GIVEN DATA
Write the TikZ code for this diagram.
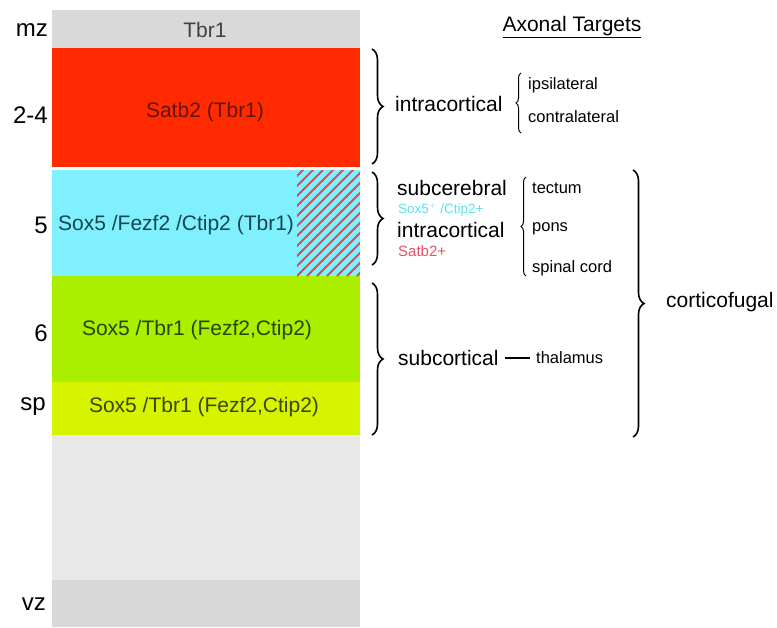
\documentclass[tikz,border=0pt]{standalone}
\usepackage{fontspec}
\setmainfont{Liberation Sans}
\usetikzlibrary{decorations.pathreplacing}
\definecolor{mzgray}{RGB}{217,217,217}
\definecolor{lgray}{RGB}{232,232,232}
\definecolor{vzgray}{RGB}{216,216,216}
\definecolor{lred}{RGB}{255,42,0}
\definecolor{lcyan}{RGB}{128,240,255}
\definecolor{lgreen}{RGB}{170,238,0}
\definecolor{lyellow}{RGB}{214,244,0}
\definecolor{hatchred}{RGB}{230,70,80}
\definecolor{cyantext}{RGB}{90,225,235}
\definecolor{pinktext}{RGB}{235,80,100}
\tikzset{
  big/.style={font=\fontsize{21}{24}\selectfont, inner sep=0pt},
  lbl/.style={font=\fontsize{24}{28}\selectfont, inner sep=0pt, anchor=east},
  sml/.style={font=\fontsize{16.5}{19}\selectfont, inner sep=0pt, anchor=west},
  tiny/.style={font=\fontsize{13.5}{16}\selectfont, inner sep=0pt, anchor=west},
  bigbrace/.style={decorate, decoration={brace, amplitude=11pt}, line width=1.6pt},
  smallbrace/.style={decorate, decoration={brace, amplitude=5pt}, line width=1pt},
  hatchline/.style={hatchred, line width=2pt}
}
\begin{document}
\begin{tikzpicture}[x=1pt,y=-1pt]
\useasboundingbox (0,0) rectangle (777,627);
% layers
\fill[mzgray] (52,10) rectangle (360,48);
\fill[lred] (52,48) rectangle (360,167);
\fill[white] (52,167) rectangle (360,170);
\fill[lcyan] (52,170) rectangle (360,276);
\fill[lgreen] (52,276) rectangle (360,382);
\fill[lyellow] (52,382) rectangle (360,435);
\fill[lgray] (52,435) rectangle (360,580);
\fill[vzgray] (52,580) rectangle (360,627);
% hatch
\begin{scope}
\clip (297,170) rectangle (360,276);
\foreach \i in {0,...,18} \draw[hatchline] ({187+\i*10},276) -- ++(110,-110);
\end{scope}
% layer texts
\node[big, text=black!75] (tmz) at (205,30) {Tbr1};
\node[big, text={rgb,255:red,100;green,20;blue,10}] (t24) at (205,112) {Satb2 (Tbr1)};
\node[big, text={rgb,255:red,20;green,70;blue,80}, anchor=west] (t5) at (58,225) {Sox5 /Fezf2 /Ctip2 (Tbr1)};
\node[big, text={rgb,255:red,40;green,70;blue,0}] (t6) at (197,330) {Sox5 /Tbr1 (Fezf2,Ctip2)};
\node[big, text={rgb,255:red,60;green,70;blue,0}] (tsp) at (204,407) {Sox5 /Tbr1 (Fezf2,Ctip2)};
% left labels
\node[lbl] (lmz) at (48,30) {mz};
\node[lbl] (l24) at (48,115) {2-4};
\node[lbl] (l5) at (48,225) {5};
\node[lbl] (l6) at (48,333) {6};
\node[lbl] (lsp) at (46,407) {sp};
\node[lbl] (lvz) at (46,604) {vz};
% title
\node[big] (title) at (572,27) {\underline{Axonal Targets}};
% braces
\coordinate (b1t) at (372,49); \coordinate (b1b) at (372,164);
\coordinate (b2t) at (372,172); \coordinate (b2b) at (372,265);
\coordinate (b4t) at (372,283); \coordinate (b4b) at (372,435);
\coordinate (s1t) at (521,73); \coordinate (s1b) at (521,133);
\coordinate (s2t) at (526,177); \coordinate (s2b) at (526,276);
\coordinate (cft) at (633,170); \coordinate (cfb) at (633,437);
\draw[bigbrace] (b1t) -- (b1b);
\draw[bigbrace] (b2t) -- (b2b);
\draw[bigbrace] (b4t) -- (b4b);
\draw[bigbrace] (cft) -- (cfb);
\draw[smallbrace] (s1b) -- (s1t);
\draw[smallbrace] (s2b) -- (s2t);
% brace texts
\node[big, anchor=west] (intra1) at (395,104) {intracortical};
\node[sml] (ipsi) at (528,85) {ipsilateral};
\node[sml] (contra) at (528,117) {contralateral};
\node[big, anchor=west] (subcer) at (397,188) {subcerebral};
\node[tiny, text=cyantext] (soxc) at (398,209.5) {Sox5$^{+}$ /Ctip2+};
\node[big, anchor=west] (intra2) at (397,230) {intracortical};
\node[tiny, text=pinktext, font=\fontsize{15}{18}\selectfont] (satb) at (398,251) {Satb2+};
\node[sml] (tect) at (532,188) {tectum};
\node[sml] (pons) at (532,229) {pons};
\node[sml] (spinal) at (532,268) {spinal cord};
\node[big, anchor=west] (subcort) at (398,358) {subcortical};
\node[sml] (thal) at (536,358) {thalamus};
\draw[line width=1.3pt] ([xshift=6pt]subcort.east) -- ([xshift=-6pt]thal.west);
\node[big, anchor=west] (cf) at (666,302) {corticofugal};
\end{tikzpicture}
\end{document}
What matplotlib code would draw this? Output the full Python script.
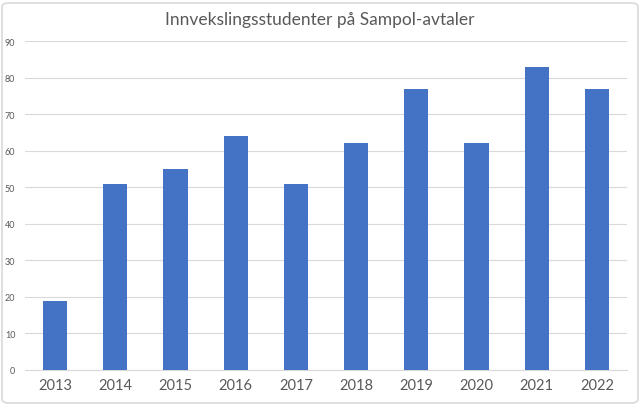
import matplotlib.pyplot as plt
from matplotlib.patches import FancyBboxPatch

years = ['2013', '2014', '2015', '2016', '2017', '2018', '2019', '2020', '2021', '2022']
students = [19, 51, 55, 64, 51, 62, 77, 62, 83, 77]
y_ticks = list(range(0, 100, 10))

plt.rcParams['font.family'] = ['Lato', 'DejaVu Sans']
grey = '#595959'

fig = plt.figure(figsize=(6.4, 4.06), dpi=100)
ax = fig.add_axes([25 / 640, 1 - 371 / 406, 602 / 640, 329 / 406])

ax.bar(range(len(years)), students, width=0.4, color='#4472C4', zorder=3)
ax.set_xlim(-0.5, len(years) - 0.5)
ax.set_ylim(0, 90)
ax.set_yticks(y_ticks)
ax.set_xticks(range(len(years)))
ax.set_xticklabels(years, fontsize=10.5, color=grey)
ax.tick_params(axis='y', labelsize=6.5, colors=grey, length=0, pad=7)
ax.tick_params(axis='x', length=0, pad=6)
ax.grid(axis='y', color='#D9D9D9', linewidth=0.8, zorder=0)
for side in ['top', 'right', 'left']:
    ax.spines[side].set_visible(False)
ax.spines['bottom'].set_color('#D9D9D9')

fig.text(0.5, 1 - 20 / 406, 'Innvekslingsstudenter på Sampol-avtaler',
         ha='center', va='center', fontsize=12.5, color=grey)

# outer chart frame
frame = FancyBboxPatch((2 / 640, 2 / 406), 636 / 640, 400 / 406,
                       boxstyle='round,pad=0,rounding_size=0.01',
                       transform=fig.transFigure, fill=False,
                       edgecolor='#D9D9D9', linewidth=1.2)
fig.patches.append(frame)

fig.savefig('out.png', dpi=100)
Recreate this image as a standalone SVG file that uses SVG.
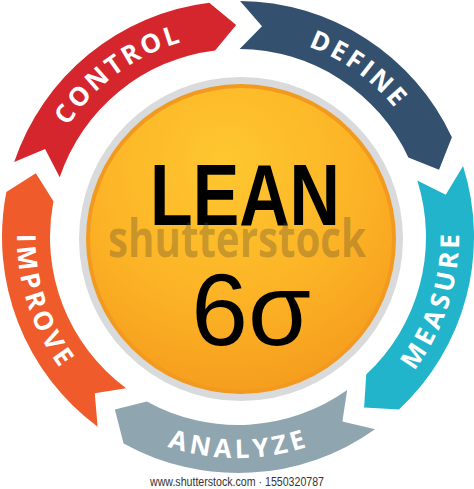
<svg xmlns="http://www.w3.org/2000/svg" width="474" height="489" viewBox="0 0 474 489">
  <style>
    .lbl { font-family: "Open Sans", "Liberation Sans", sans-serif; font-weight: bold; font-size: 26px; fill: #ffffff; letter-spacing: 3px; }
    .big { font-family: "Liberation Sans", Arial, sans-serif; fill: #000000; }
  </style>
  <defs>
    <radialGradient id="sun" cx="0.45" cy="0.25" r="0.8">
      <stop offset="0" stop-color="#fec730"/>
      <stop offset="0.55" stop-color="#fcb426"/>
      <stop offset="1" stop-color="#f59b1d"/>
    </radialGradient>
    <path id="pControl" d="M36.21,259.10 A203,203 0 0 1 319.76,51.19"/>
    <path id="pDefine" d="M154.62,51.91 A203,203 0 0 1 439.98,257.34"/>
    <path id="pMeasure" d="M284.89,452.97 A221,221 0 0 0 401.55,88.37"/>
    <path id="pAnalyze" d="M47.07,348.33 A221,221 0 0 0 429.87,346.66"/>
    <path id="pImprove" d="M73.12,89.84 A221,221 0 0 0 193.00,453.37"/>
  </defs>
  <rect width="474" height="489" fill="#ffffff"/>

  <g id="control">
    <path fill="#d5262d" d="M14.20,162.12 A236,236 0 0 1 209.24,2.76 L236.15,25.01 L215.09,50.40 A188,188 0 0 0 59.72,177.35 L45.09,149.09 Z"/>
    <text class="lbl"><textPath href="#pControl" startOffset="50%" text-anchor="middle">CONTROL</textPath></text>
  </g>
  <g id="define">
    <path fill="#34506f" d="M240.06,1.01 A236,236 0 0 1 451.89,137.26 L439.04,169.73 L408.39,157.55 A188,188 0 0 0 239.64,49.01 L262.00,26.36 Z"/>
    <text class="lbl"><textPath href="#pDefine" startOffset="50%" text-anchor="middle">DEFINE</textPath></text>
  </g>
  <g id="measure">
    <path fill="#22b4ca" d="M463.08,166.03 A236,236 0 0 1 398.95,409.60 L364.10,407.42 L366.22,374.49 A188,188 0 0 0 417.30,180.47 L445.74,194.73 Z"/>
    <text class="lbl" style="letter-spacing:4px"><textPath href="#pMeasure" startOffset="50%" text-anchor="middle">MEASURE</textPath></text>
  </g>
  <g id="analyze">
    <path fill="#8fa5af" d="M375.05,429.13 A236,236 0 0 1 123.58,443.41 L114.89,409.59 L146.86,401.43 A188,188 0 0 0 347.17,390.05 L342.39,421.52 Z"/>
    <text class="lbl" style="letter-spacing:4px"><textPath href="#pAnalyze" startOffset="50%" text-anchor="middle">ANALYZE</textPath></text>
  </g>
  <g id="improve">
    <path fill="#ef5b2b" d="M97.62,426.71 A236,236 0 0 1 6.34,191.97 L35.81,173.25 L53.45,201.13 A188,188 0 0 0 126.17,388.13 L94.77,393.30 Z"/>
    <text class="lbl" style="letter-spacing:4px"><textPath href="#pImprove" startOffset="50%" text-anchor="middle">IMPROVE</textPath></text>
  </g>

  <g id="center">
    <circle cx="241" cy="239" r="162" fill="#d9dadb"/>
    <circle cx="241" cy="239" r="155" fill="#f29a1f"/>
    <circle cx="241" cy="239" r="151" fill="url(#sun)"/>
    <text class="big" x="245" y="225" font-size="88" font-weight="bold" text-anchor="middle" textLength="190" lengthAdjust="spacingAndGlyphs">LEAN</text>
    <text class="big" x="251" y="345" font-size="102" text-anchor="middle">6σ</text>
  </g>

  <g id="watermark">
    <text x="108" y="257" font-family="'Open Sans', 'Liberation Sans', sans-serif" font-weight="bold" font-size="52" fill="#5a4a30" fill-opacity="0.32" textLength="258" lengthAdjust="spacingAndGlyphs">shutterstock</text>
    <text x="150" y="486" font-family="'Liberation Sans', Arial, sans-serif" font-size="13" fill="#333333" textLength="174" lengthAdjust="spacingAndGlyphs">www.shutterstock.com · 1550320787</text>
  </g>
</svg>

TASK TO CARRY OUT
Find the string "draw" in the listing and return every line that holds it.

CORRECT ANSWER
\foreach \i in {0,...,18} \draw[hatchline] ({187+\i*10},276) -- ++(110,-110);
\draw[bigbrace] (b1t) -- (b1b);
\draw[bigbrace] (b2t) -- (b2b);
\draw[bigbrace] (b4t) -- (b4b);
\draw[bigbrace] (cft) -- (cfb);
\draw[smallbrace] (s1b) -- (s1t);
\draw[smallbrace] (s2b) -- (s2t);
\draw[line width=1.3pt] ([xshift=6pt]subcort.east) -- ([xshift=-6pt]thal.west);
What matplotlib code would draw this? Output the full Python script.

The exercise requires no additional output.